Source data |
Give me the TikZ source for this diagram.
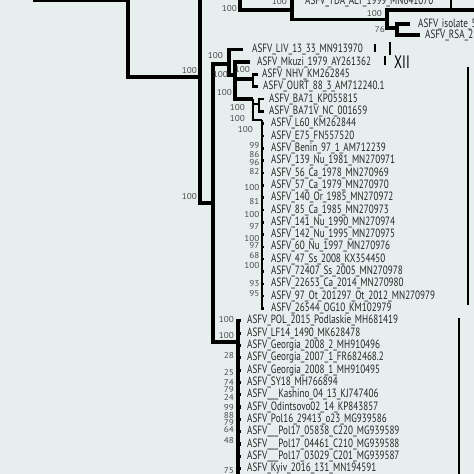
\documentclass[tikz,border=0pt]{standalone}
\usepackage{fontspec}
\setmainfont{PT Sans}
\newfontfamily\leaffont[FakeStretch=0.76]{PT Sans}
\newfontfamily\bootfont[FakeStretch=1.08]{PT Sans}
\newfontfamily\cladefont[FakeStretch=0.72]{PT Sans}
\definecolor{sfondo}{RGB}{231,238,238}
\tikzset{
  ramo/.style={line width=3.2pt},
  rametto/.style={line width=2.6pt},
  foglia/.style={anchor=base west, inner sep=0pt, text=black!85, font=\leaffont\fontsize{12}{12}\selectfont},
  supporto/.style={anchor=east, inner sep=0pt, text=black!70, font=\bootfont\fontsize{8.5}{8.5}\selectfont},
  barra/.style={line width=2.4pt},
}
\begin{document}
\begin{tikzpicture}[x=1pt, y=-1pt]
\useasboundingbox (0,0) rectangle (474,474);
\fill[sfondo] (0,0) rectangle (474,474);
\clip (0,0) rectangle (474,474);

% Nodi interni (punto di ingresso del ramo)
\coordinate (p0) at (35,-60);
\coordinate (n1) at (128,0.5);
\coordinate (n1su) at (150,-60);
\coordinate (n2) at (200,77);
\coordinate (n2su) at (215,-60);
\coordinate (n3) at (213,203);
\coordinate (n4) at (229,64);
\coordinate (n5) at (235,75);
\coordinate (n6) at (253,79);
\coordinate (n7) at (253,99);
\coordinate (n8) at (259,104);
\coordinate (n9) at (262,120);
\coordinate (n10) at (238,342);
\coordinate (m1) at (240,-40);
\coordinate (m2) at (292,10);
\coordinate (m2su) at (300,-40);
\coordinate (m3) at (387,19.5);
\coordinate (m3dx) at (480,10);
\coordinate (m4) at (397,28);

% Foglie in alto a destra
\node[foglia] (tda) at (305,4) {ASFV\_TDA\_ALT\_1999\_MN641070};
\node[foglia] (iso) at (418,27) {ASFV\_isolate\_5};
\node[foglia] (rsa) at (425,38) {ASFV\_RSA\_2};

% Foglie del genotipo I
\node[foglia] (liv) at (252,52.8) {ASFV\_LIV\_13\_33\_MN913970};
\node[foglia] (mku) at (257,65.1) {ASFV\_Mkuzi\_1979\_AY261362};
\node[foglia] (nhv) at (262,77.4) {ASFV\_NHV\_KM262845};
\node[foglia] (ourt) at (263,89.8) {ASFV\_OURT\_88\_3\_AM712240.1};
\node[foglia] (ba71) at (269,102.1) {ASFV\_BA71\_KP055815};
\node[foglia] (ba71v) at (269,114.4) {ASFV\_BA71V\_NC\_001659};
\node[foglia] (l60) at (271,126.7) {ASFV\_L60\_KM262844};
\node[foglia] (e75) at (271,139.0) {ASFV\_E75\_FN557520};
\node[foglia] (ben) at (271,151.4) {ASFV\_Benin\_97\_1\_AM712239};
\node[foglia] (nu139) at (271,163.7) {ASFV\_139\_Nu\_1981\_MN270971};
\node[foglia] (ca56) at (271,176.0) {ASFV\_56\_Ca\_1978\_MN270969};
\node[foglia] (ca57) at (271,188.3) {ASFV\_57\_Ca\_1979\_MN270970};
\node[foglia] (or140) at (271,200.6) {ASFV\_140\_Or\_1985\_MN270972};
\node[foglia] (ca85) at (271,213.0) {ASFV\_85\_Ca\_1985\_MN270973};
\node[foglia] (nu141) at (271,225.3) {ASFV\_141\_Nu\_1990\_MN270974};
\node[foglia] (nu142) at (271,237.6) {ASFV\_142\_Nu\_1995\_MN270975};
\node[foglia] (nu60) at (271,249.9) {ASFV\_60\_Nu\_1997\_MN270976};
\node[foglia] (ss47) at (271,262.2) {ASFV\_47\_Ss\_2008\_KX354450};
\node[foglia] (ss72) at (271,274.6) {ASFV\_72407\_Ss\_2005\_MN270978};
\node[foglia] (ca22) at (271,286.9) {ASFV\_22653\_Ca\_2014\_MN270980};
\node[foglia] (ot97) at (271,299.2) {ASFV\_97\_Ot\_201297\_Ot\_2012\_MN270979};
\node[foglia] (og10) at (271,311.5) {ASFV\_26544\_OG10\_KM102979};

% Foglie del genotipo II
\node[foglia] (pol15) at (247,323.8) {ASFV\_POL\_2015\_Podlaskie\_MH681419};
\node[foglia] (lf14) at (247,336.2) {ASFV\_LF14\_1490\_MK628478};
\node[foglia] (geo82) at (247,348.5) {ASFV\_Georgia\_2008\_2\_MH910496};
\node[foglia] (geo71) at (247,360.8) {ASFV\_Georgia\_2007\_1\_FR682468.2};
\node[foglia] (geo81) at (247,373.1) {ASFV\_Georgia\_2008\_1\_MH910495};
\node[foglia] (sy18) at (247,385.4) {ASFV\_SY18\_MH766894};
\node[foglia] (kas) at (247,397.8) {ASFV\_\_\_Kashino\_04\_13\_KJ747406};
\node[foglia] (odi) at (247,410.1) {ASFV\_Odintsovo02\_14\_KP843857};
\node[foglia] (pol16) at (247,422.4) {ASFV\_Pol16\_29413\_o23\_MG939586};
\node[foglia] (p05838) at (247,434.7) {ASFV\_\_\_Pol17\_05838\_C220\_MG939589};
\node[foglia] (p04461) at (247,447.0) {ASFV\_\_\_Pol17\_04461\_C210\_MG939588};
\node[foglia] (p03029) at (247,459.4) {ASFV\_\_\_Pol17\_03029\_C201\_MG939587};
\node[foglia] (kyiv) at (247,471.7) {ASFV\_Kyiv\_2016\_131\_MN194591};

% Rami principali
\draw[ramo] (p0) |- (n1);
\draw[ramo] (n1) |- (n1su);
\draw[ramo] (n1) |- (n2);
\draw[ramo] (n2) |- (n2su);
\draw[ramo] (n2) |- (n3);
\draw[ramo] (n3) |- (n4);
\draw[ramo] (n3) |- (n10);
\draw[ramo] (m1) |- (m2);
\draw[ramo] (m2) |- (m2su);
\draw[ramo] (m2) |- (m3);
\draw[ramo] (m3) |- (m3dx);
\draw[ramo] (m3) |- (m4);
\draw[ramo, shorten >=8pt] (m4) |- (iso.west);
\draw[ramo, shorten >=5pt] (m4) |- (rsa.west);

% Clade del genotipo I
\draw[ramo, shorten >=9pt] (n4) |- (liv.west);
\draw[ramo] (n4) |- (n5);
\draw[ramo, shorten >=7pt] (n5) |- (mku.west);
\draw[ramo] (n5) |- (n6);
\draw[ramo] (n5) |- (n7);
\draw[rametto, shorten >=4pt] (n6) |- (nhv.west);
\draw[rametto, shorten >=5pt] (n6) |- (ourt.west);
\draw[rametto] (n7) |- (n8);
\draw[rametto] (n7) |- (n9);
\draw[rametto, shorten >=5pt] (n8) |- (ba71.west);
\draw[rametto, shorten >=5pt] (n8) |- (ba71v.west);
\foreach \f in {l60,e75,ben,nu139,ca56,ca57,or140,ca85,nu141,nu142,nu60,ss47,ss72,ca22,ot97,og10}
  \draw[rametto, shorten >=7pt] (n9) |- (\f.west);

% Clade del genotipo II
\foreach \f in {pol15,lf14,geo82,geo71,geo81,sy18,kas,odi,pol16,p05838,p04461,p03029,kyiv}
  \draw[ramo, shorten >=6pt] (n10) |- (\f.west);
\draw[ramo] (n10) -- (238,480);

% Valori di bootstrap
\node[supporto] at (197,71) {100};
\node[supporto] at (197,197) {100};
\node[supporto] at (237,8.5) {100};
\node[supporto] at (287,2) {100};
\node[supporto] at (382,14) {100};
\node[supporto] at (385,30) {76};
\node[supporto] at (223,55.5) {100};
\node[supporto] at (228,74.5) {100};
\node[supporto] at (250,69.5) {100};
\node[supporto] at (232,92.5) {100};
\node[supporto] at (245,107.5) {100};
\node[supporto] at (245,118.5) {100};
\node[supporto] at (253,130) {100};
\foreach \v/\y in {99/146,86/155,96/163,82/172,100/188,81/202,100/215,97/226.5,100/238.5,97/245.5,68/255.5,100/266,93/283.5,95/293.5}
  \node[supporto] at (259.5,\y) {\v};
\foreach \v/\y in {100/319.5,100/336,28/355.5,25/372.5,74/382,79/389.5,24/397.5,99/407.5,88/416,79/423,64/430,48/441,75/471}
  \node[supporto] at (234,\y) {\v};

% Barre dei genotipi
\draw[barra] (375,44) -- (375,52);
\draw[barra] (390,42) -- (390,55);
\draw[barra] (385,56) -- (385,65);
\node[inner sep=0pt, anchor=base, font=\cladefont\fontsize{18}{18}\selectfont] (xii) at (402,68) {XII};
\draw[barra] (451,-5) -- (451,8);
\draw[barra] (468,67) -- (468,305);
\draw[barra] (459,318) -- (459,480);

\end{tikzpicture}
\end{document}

Work to be completed | Take the lines from the start of the material to the line with "(rsa) at (425,38)", both included, and transcribe them exactly without the pictures.

Output |
Give me the TikZ source for this diagram.
\documentclass[tikz,border=0pt]{standalone}
\usepackage{fontspec}
\setmainfont{PT Sans}
\newfontfamily\leaffont[FakeStretch=0.76]{PT Sans}
\newfontfamily\bootfont[FakeStretch=1.08]{PT Sans}
\newfontfamily\cladefont[FakeStretch=0.72]{PT Sans}
\definecolor{sfondo}{RGB}{231,238,238}
\tikzset{
  ramo/.style={line width=3.2pt},
  rametto/.style={line width=2.6pt},
  foglia/.style={anchor=base west, inner sep=0pt, text=black!85, font=\leaffont\fontsize{12}{12}\selectfont},
  supporto/.style={anchor=east, inner sep=0pt, text=black!70, font=\bootfont\fontsize{8.5}{8.5}\selectfont},
  barra/.style={line width=2.4pt},
}
\begin{document}
\begin{tikzpicture}[x=1pt, y=-1pt]
\useasboundingbox (0,0) rectangle (474,474);
\fill[sfondo] (0,0) rectangle (474,474);
\clip (0,0) rectangle (474,474);

% Nodi interni (punto di ingresso del ramo)
\coordinate (p0) at (35,-60);
\coordinate (n1) at (128,0.5);
\coordinate (n1su) at (150,-60);
\coordinate (n2) at (200,77);
\coordinate (n2su) at (215,-60);
\coordinate (n3) at (213,203);
\coordinate (n4) at (229,64);
\coordinate (n5) at (235,75);
\coordinate (n6) at (253,79);
\coordinate (n7) at (253,99);
\coordinate (n8) at (259,104);
\coordinate (n9) at (262,120);
\coordinate (n10) at (238,342);
\coordinate (m1) at (240,-40);
\coordinate (m2) at (292,10);
\coordinate (m2su) at (300,-40);
\coordinate (m3) at (387,19.5);
\coordinate (m3dx) at (480,10);
\coordinate (m4) at (397,28);

% Foglie in alto a destra
\node[foglia] (tda) at (305,4) {ASFV\_TDA\_ALT\_1999\_MN641070};
\node[foglia] (iso) at (418,27) {ASFV\_isolate\_5};
\node[foglia] (rsa) at (425,38) {ASFV\_RSA\_2};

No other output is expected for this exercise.